### Exercise directions
Your task is to retype the lines from the opening of the material through the line that includes "plt.rcParams['font.family'] = ['Liberation". Do not copy the pictures.

[Figure scripts]
......

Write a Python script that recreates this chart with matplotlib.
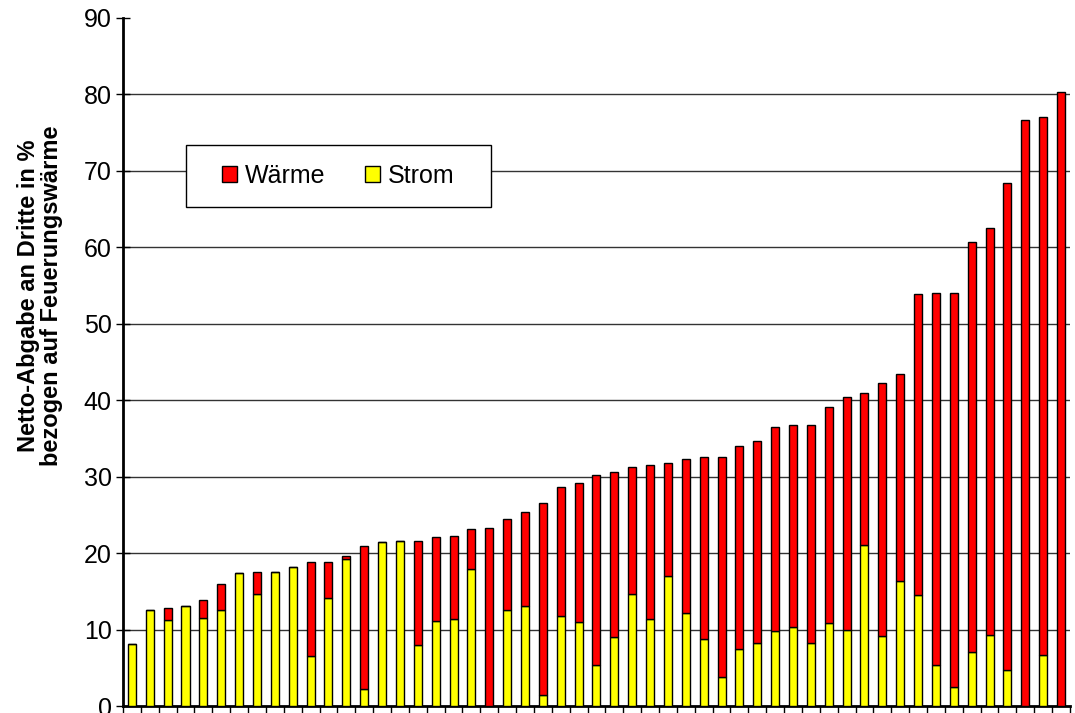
import matplotlib.pyplot as plt
from matplotlib.patches import Patch, Rectangle
import numpy as np

plt.rcParams['font.family'] = ['Liberation Sans', 'DejaVu Sans']

# Gesamtwert (Strom + Wärme) und Stromanteil je Anlage, sortiert
total = [8.1, 12.5, 12.8, 13.1, 13.9, 15.9, 17.4, 17.5, 17.5, 18.2,
         18.8, 18.8, 19.6, 20.9, 21.4, 21.6, 21.6, 22.1, 22.2, 23.2,
         23.3, 24.5, 25.4, 26.6, 28.7, 29.2, 30.2, 30.6, 31.3, 31.5,
         31.8, 32.3, 32.6, 32.6, 34.0, 34.7, 36.5, 36.7, 36.7, 39.1,
         40.4, 41.0, 42.3, 43.4, 53.9, 54.0, 54.0, 60.7, 62.5, 68.4,
         76.6, 77.0, 80.3]
strom = [8.1, 12.5, 11.3, 13.1, 11.5, 12.5, 17.4, 14.7, 17.5, 18.2,
         6.6, 14.1, 19.2, 2.2, 21.4, 21.6, 8.0, 11.1, 11.4, 17.9,
         0.0, 12.6, 13.1, 1.4, 11.8, 11.0, 5.4, 9.0, 14.7, 11.4,
         17.0, 12.2, 8.8, 3.8, 7.5, 8.3, 9.8, 10.4, 8.2, 10.9,
         10.0, 21.0, 9.1, 16.3, 14.5, 5.4, 2.5, 7.1, 9.3, 4.7,
         0.0, 6.7, 0.0]
waerme = [t - s for t, s in zip(total, strom)]

x = np.arange(len(total))

fig = plt.figure(figsize=(10.75, 7.13), dpi=100)
ax = fig.add_axes([0.1144, 0.0098, 0.8809, 0.965])

# Balken: Strom unten, Wärme oben
ax.bar(x, strom, width=0.45, color='#FFFF00', edgecolor='black', linewidth=1, zorder=3)
ax.bar(x, waerme, width=0.45, bottom=strom, color='#FF0000', edgecolor='black',
       linewidth=1, zorder=3)

# Gitterlinien 10..80
for g in range(10, 90, 10):
    ax.axhline(g, color='#333333', linewidth=1, zorder=1)

ax.set_xlim(-0.5, len(total) - 0.5)
ax.set_ylim(0, 90)
ax.set_yticks(range(0, 100, 10))
ax.set_xticks(np.arange(-0.5, len(total), 1.0))
ax.set_xticklabels([])

ax.tick_params(axis='y', direction='inout', length=10, width=1, labelsize=18, pad=3)
ax.tick_params(axis='x', direction='out', length=6, width=1)

for s in ['top', 'right']:
    ax.spines[s].set_visible(False)
ax.spines['left'].set_linewidth(2)
ax.spines['bottom'].set_linewidth(2)

fig.text(0.037, 0.585, 'Netto-Abgabe an Dritte in %\nbezogen auf Feuerungswärme',
         rotation=90, ha='center', va='center', fontsize=17, fontweight='bold',
         linespacing=1.0)

# Legendenrahmen separat, damit die Einträge mittig sitzen
box = Rectangle((0.0665, 0.7253), 0.322, 0.0901, transform=ax.transAxes,
                facecolor='white', edgecolor='black', linewidth=1, zorder=4)
ax.add_patch(box)

handles = [Patch(facecolor='#FF0000', edgecolor='black', label='Wärme'),
           Patch(facecolor='#FFFF00', edgecolor='black', label='Strom')]
leg = ax.legend(handles=handles, loc='center', ncol=2, fontsize=18,
                bbox_to_anchor=(0.2275, 0.7703), frameon=False,
                handlelength=0.6, handleheight=0.6, handletextpad=0.3,
                columnspacing=1.6, borderpad=0, borderaxespad=0)
leg.set_zorder(5)

fig.savefig('out.png', dpi=100)
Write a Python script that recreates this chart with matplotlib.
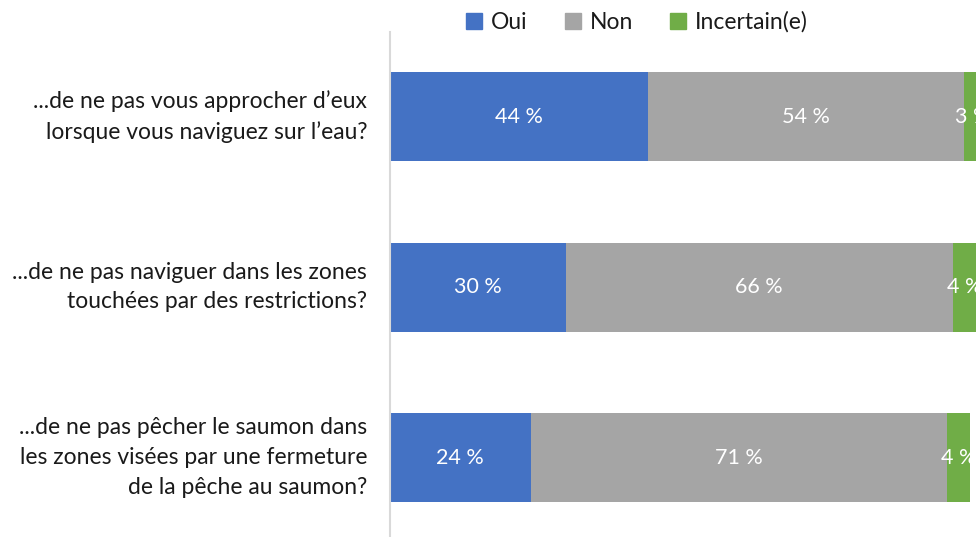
import numpy as np
import matplotlib
matplotlib.use('Agg')
import matplotlib.pyplot as plt
import matplotlib.patches as mpatches

plt.rcParams['font.family'] = ['Lato', 'DejaVu Sans']

# ── Données ─────────────────────────────────────────────────────────────────
QUESTIONS = [
    '...de ne pas vous approcher d’eux\nlorsque vous naviguez sur l’eau?',
    '...de ne pas naviguer dans les zones\ntouchées par des restrictions?',
    '...de ne pas pêcher le saumon dans\nles zones visées par une fermeture\nde la pêche au saumon?',
]
SERIES = ['Oui', 'Non', 'Incertain(e)']
OUI = [44, 30, 24]
NON = [54, 66, 71]
INCERTAIN = [3, 4, 4]
COLORS = ['#4472C4', '#A5A5A5', '#70AD47']

fig = plt.figure(figsize=(9.76, 5.37), dpi=100)
ax = fig.add_axes([390 / 976, 0, 586 / 976, 1 - 32 / 537])

y = np.arange(len(QUESTIONS))
left = np.zeros(len(QUESTIONS))
for name, vals, col in zip(SERIES, [OUI, NON, INCERTAIN], COLORS):
    vals = np.array(vals, dtype=float)
    ax.barh(y, vals, left=left, height=0.522, color=col, edgecolor='none')
    for yi, l, v in zip(y, left, vals):
        ax.text(l + v / 2, yi, f'{v:.0f} %', ha='center', va='center',
                color='white', fontsize=15.5, clip_on=True)
    left += vals

ax.set_xlim(0, 100)
ax.set_ylim(2.466, -0.496)
ax.set_xticks([])
ax.set_yticks([])
for s in ['top', 'right', 'bottom']:
    ax.spines[s].set_visible(False)
ax.spines['left'].set_color('#D9D9D9')
ax.spines['left'].set_linewidth(1.5)

# libellés à gauche
for yi, q in zip(y, QUESTIONS):
    ax.text(-23 / 5.86, yi, q, ha='right', va='center', fontsize=16.5,
            color='#1a1a1a', linespacing=1.52, clip_on=False)

handles = [mpatches.Patch(color=c, label=n) for n, c in zip(SERIES, COLORS)]
fig.legend(handles=handles, loc='center', bbox_to_anchor=(637 / 976, 1 - 22 / 537),
           ncol=3, frameon=False, fontsize=16.5, handlelength=0.7, handleheight=0.7,
           handletextpad=0.4, columnspacing=1.6, labelcolor='#1a1a1a')

fig.savefig('out.png', dpi=100)
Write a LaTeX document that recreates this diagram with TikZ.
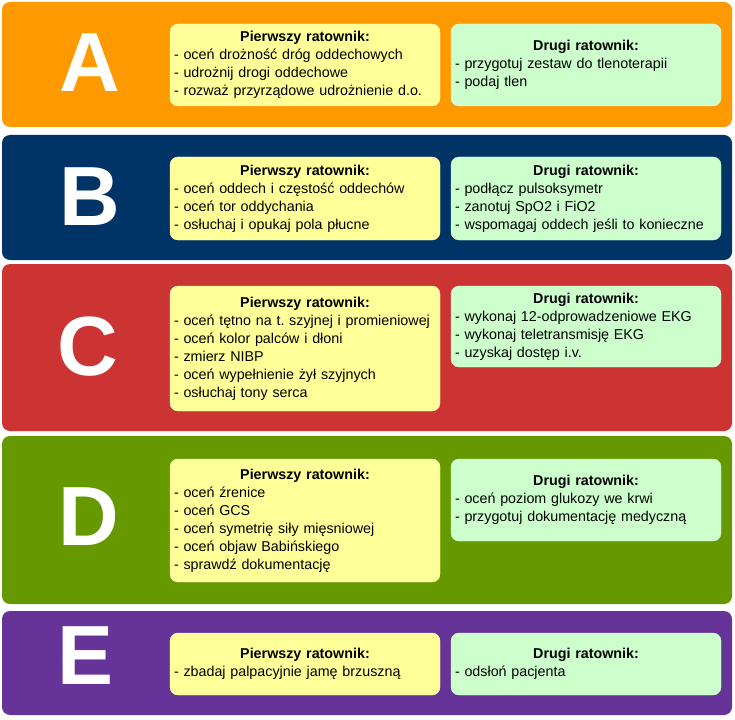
\documentclass[tikz,border=0pt]{standalone}
\usepackage{fontspec}
\setmainfont{Liberation Sans}
\frenchspacing
\definecolor{bandA}{HTML}{FF9900}
\definecolor{bandB}{HTML}{003366}
\definecolor{bandC}{HTML}{CC3333}
\definecolor{bandD}{HTML}{669900}
\definecolor{bandE}{HTML}{663399}
\definecolor{firstbg}{HTML}{FFFF99}
\definecolor{secondbg}{HTML}{CCFFCC}
\newcommand{\rolehead}[1]{{\centering\bfseries #1\par}}
\tikzset{
  band/.style = {shape=rectangle, rounded corners=8pt, minimum width=730pt,
    inner sep=0pt},
  letter/.style = {text=white, font=\fontsize{84}{84}\selectfont\bfseries,
    inner sep=0pt},
  rolebox/.style = {shape=rectangle, rounded corners=8pt, minimum width=270pt,
    text width=262pt, inner sep=4pt, align=left,
    font=\fontsize{14.3}{18}\selectfont},
  first/.style = {rolebox, fill=firstbg, draw=firstbg!70!white},
  second/.style = {rolebox, fill=secondbg, draw=secondbg!70!white}
}
\begin{document}
\begin{tikzpicture}[x=1pt, y=-1pt]
  \useasboundingbox (0,0) rectangle (735,719);
  % bands
  \node[band, fill=bandA, minimum height=125pt] (bandA) at (367,64.5) {};
  \node[band, fill=bandB, minimum height=125pt] (bandB) at (367,197.5) {};
  \node[band, fill=bandC, minimum height=167pt] (bandC) at (367,347.5) {};
  \node[band, fill=bandD, minimum height=168pt] (bandD) at (367,520) {};
  \node[band, fill=bandE, minimum height=104pt] (bandE) at (367,663) {};
  % letters
  \node[letter] (letA) at (90,63) {A};
  \node[letter] (letB) at (90,197) {B};
  \node[letter] (letC) at (88,347) {C};
  \node[letter] (letD) at (89,517) {D};
  \node[letter] (letE) at (86,656) {E};
  % A
  \node[first, minimum height=82pt] (firstA) at (305,65) {\rolehead{Pierwszy ratownik:}
    - oceń drożność dróg oddechowych\\
    - udrożnij drogi oddechowe\\
    - rozważ przyrządowe udrożnienie d.o.};
  \node[second, minimum height=82pt] (secondA) at (586,65) {\rolehead{Drugi ratownik:}
    - przygotuj zestaw do tlenoterapii\\
    - podaj tlen};
  % B
  \node[first, minimum height=83pt] (firstB) at (305,198.5) {\rolehead{Pierwszy ratownik:}
    - oceń oddech i częstość oddechów\\
    - oceń tor oddychania\\
    - osłuchaj i opukaj pola płucne};
  \node[second, minimum height=83pt] (secondB) at (586,198.5) {\rolehead{Drugi ratownik:}
    - podłącz pulsoksymetr\\
    - zanotuj SpO2 i FiO2\\
    - wspomagaj oddech jeśli to konieczne};
  % C
  \node[first, minimum height=125pt] (firstC) at (305,348.5) {\rolehead{Pierwszy ratownik:}
    - oceń tętno na t. szyjnej i promieniowej\\
    - oceń kolor palców i dłoni\\
    - zmierz NIBP\\
    - oceń wypełnienie żył szyjnych\\
    - osłuchaj tony serca};
  \node[second, minimum height=81pt] (secondC) at (586,326.5) {\rolehead{Drugi ratownik:}
    - wykonaj 12-odprowadzeniowe EKG\\
    - wykonaj teletransmisję EKG\\
    - uzyskaj dostęp i.v.};
  % D
  \node[first, minimum height=123pt] (firstD) at (305,520.5) {\rolehead{Pierwszy ratownik:}
    - oceń źrenice\\
    - oceń GCS\\
    - oceń symetrię siły mięsniowej\\
    - oceń objaw Babińskiego\\
    - sprawdź dokumentację};
  \node[second, minimum height=82pt] (secondD) at (586,500) {\rolehead{Drugi ratownik:}
    - oceń poziom glukozy we krwi\\
    - przygotuj dokumentację medyczną};
  % E
  \node[first, minimum height=62pt] (firstE) at (305,664) {\rolehead{Pierwszy ratownik:}
    - zbadaj palpacyjnie jamę brzuszną};
  \node[second, minimum height=62pt] (secondE) at (586,664) {\rolehead{Drugi ratownik:}
    - odsłoń pacjenta};
\end{tikzpicture}
\end{document}
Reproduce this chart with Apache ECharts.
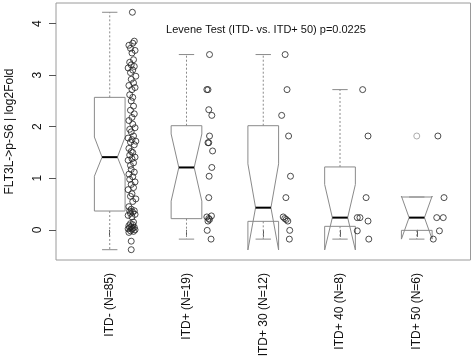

......

### Solution to this task
Write a Python script that recreates this chart with matplotlib.
import matplotlib.pyplot as plt
from matplotlib.patches import Patch, Rectangle
import numpy as np

plt.rcParams['font.family'] = ['Liberation Sans', 'DejaVu Sans']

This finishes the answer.